▸ **Exercise**: Exactly retype the lines from the top of the data through the line containing "(9.5,502.5) -- (899,502.5);", leaving out every picture.

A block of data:
● ● ●

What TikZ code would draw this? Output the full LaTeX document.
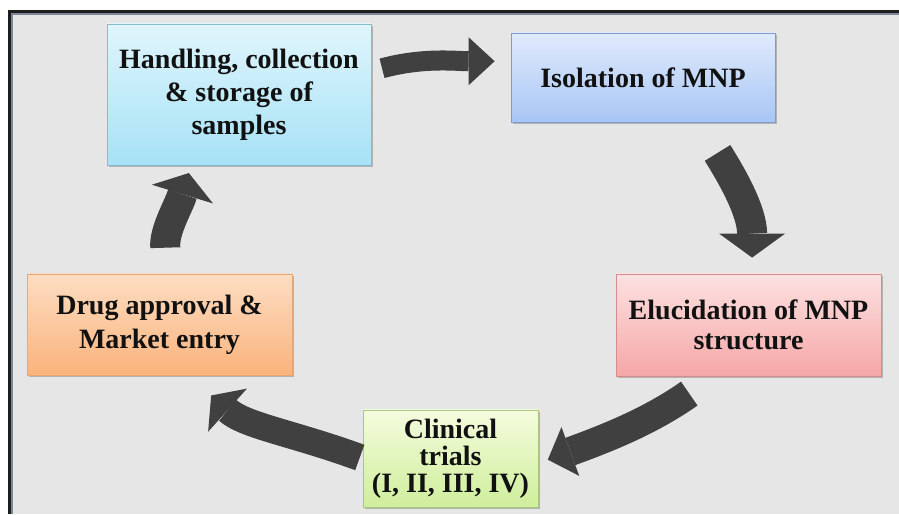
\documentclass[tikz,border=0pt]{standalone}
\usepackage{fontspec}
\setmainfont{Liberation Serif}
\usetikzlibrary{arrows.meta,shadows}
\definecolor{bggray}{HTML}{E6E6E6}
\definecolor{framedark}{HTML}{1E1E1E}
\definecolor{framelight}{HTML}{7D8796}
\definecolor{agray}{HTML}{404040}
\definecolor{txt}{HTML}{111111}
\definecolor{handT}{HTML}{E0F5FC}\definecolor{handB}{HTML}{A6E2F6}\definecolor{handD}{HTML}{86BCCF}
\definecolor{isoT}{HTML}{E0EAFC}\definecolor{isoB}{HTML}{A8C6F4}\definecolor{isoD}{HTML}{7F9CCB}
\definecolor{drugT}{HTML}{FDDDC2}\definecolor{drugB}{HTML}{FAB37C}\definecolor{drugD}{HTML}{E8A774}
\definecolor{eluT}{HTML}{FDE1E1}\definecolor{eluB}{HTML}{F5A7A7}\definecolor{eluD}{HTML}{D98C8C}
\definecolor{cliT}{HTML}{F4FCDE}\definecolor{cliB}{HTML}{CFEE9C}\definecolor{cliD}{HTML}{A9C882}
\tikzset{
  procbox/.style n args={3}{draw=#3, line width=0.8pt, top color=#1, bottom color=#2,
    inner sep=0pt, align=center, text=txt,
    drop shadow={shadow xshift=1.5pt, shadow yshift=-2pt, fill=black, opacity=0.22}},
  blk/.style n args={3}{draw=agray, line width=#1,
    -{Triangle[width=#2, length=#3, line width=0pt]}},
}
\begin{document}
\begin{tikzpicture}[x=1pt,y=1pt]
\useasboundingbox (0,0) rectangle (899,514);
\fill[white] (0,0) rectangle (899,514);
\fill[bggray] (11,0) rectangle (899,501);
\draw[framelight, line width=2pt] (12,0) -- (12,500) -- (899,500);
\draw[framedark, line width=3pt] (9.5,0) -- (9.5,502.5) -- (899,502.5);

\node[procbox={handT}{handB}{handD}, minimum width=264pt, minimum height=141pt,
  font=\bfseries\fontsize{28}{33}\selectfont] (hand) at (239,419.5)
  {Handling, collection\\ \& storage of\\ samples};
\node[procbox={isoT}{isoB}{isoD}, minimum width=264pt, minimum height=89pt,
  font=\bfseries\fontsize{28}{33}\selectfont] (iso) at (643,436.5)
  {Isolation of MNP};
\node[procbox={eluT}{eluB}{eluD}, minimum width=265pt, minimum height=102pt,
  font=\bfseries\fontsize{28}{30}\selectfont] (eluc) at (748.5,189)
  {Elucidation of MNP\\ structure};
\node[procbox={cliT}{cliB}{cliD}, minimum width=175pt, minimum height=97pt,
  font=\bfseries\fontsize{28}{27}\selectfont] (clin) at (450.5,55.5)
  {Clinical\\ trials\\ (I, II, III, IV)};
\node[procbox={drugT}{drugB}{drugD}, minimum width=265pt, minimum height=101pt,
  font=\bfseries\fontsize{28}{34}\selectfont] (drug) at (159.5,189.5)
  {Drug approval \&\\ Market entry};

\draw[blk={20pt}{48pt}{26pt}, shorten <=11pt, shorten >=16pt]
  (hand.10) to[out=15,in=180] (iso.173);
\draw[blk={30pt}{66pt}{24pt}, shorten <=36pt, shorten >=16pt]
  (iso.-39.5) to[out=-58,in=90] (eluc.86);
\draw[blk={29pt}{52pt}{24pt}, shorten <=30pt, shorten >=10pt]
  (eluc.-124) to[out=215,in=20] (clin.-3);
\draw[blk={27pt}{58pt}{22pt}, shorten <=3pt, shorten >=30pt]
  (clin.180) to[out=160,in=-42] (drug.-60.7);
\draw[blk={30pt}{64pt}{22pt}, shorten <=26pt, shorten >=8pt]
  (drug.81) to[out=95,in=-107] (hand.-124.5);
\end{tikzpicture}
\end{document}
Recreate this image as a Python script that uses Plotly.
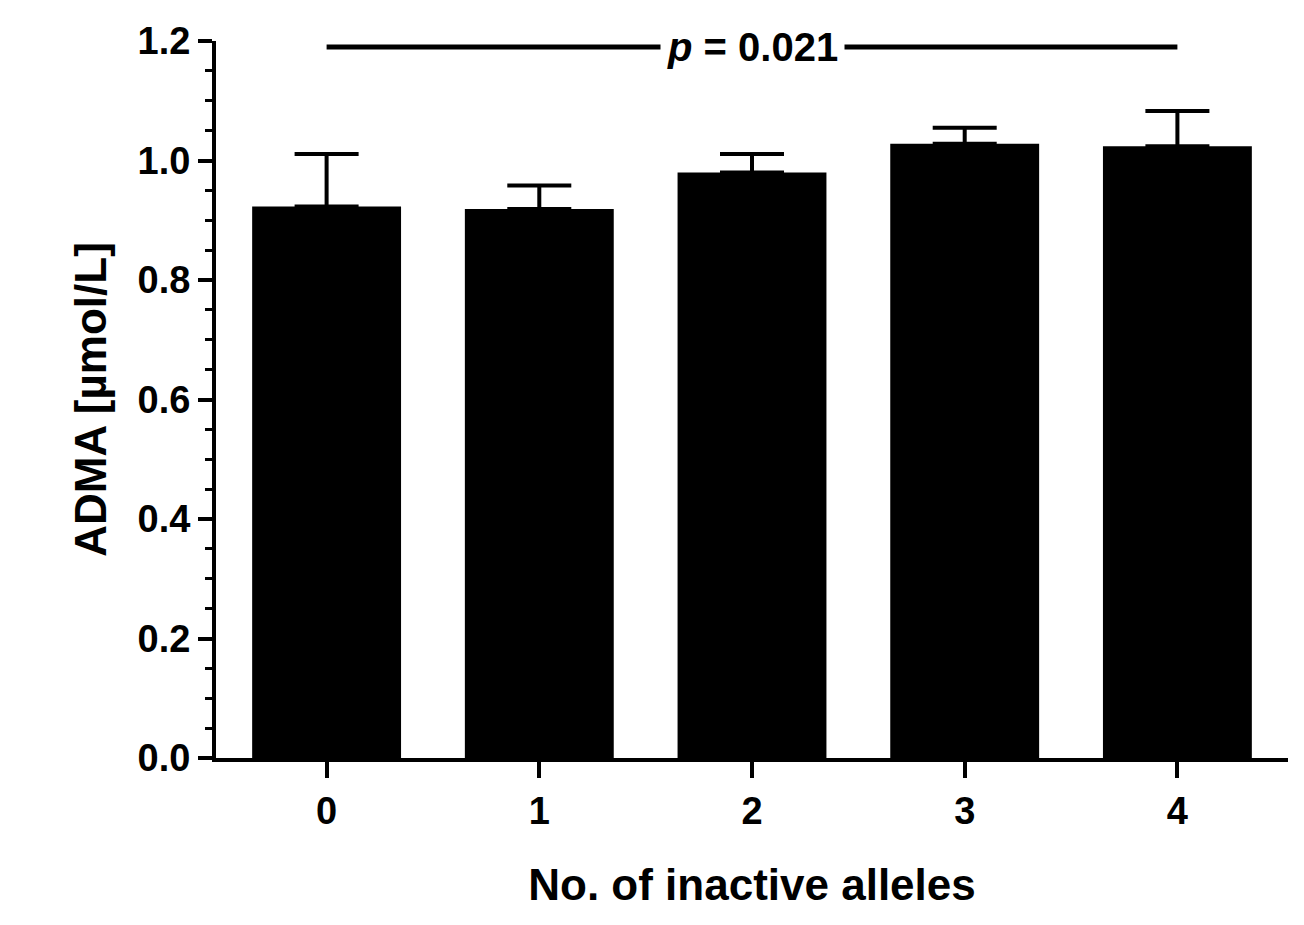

● ● ●

▸ **Answer below**:
What TikZ code would draw this? Output the full LaTeX document.
\documentclass[tikz,border=0pt]{standalone}
\usepackage{fontspec}
\setmainfont{Liberation Serif}
\usetikzlibrary{arrows.meta,shadows}
\definecolor{bggray}{HTML}{E6E6E6}
\definecolor{framedark}{HTML}{1E1E1E}
\definecolor{framelight}{HTML}{7D8796}
\definecolor{agray}{HTML}{404040}
\definecolor{txt}{HTML}{111111}
\definecolor{handT}{HTML}{E0F5FC}\definecolor{handB}{HTML}{A6E2F6}\definecolor{handD}{HTML}{86BCCF}
\definecolor{isoT}{HTML}{E0EAFC}\definecolor{isoB}{HTML}{A8C6F4}\definecolor{isoD}{HTML}{7F9CCB}
\definecolor{drugT}{HTML}{FDDDC2}\definecolor{drugB}{HTML}{FAB37C}\definecolor{drugD}{HTML}{E8A774}
\definecolor{eluT}{HTML}{FDE1E1}\definecolor{eluB}{HTML}{F5A7A7}\definecolor{eluD}{HTML}{D98C8C}
\definecolor{cliT}{HTML}{F4FCDE}\definecolor{cliB}{HTML}{CFEE9C}\definecolor{cliD}{HTML}{A9C882}
\tikzset{
  procbox/.style n args={3}{draw=#3, line width=0.8pt, top color=#1, bottom color=#2,
    inner sep=0pt, align=center, text=txt,
    drop shadow={shadow xshift=1.5pt, shadow yshift=-2pt, fill=black, opacity=0.22}},
  blk/.style n args={3}{draw=agray, line width=#1,
    -{Triangle[width=#2, length=#3, line width=0pt]}},
}
\begin{document}
\begin{tikzpicture}[x=1pt,y=1pt]
\useasboundingbox (0,0) rectangle (899,514);
\fill[white] (0,0) rectangle (899,514);
\fill[bggray] (11,0) rectangle (899,501);
\draw[framelight, line width=2pt] (12,0) -- (12,500) -- (899,500);
\draw[framedark, line width=3pt] (9.5,0) -- (9.5,502.5) -- (899,502.5);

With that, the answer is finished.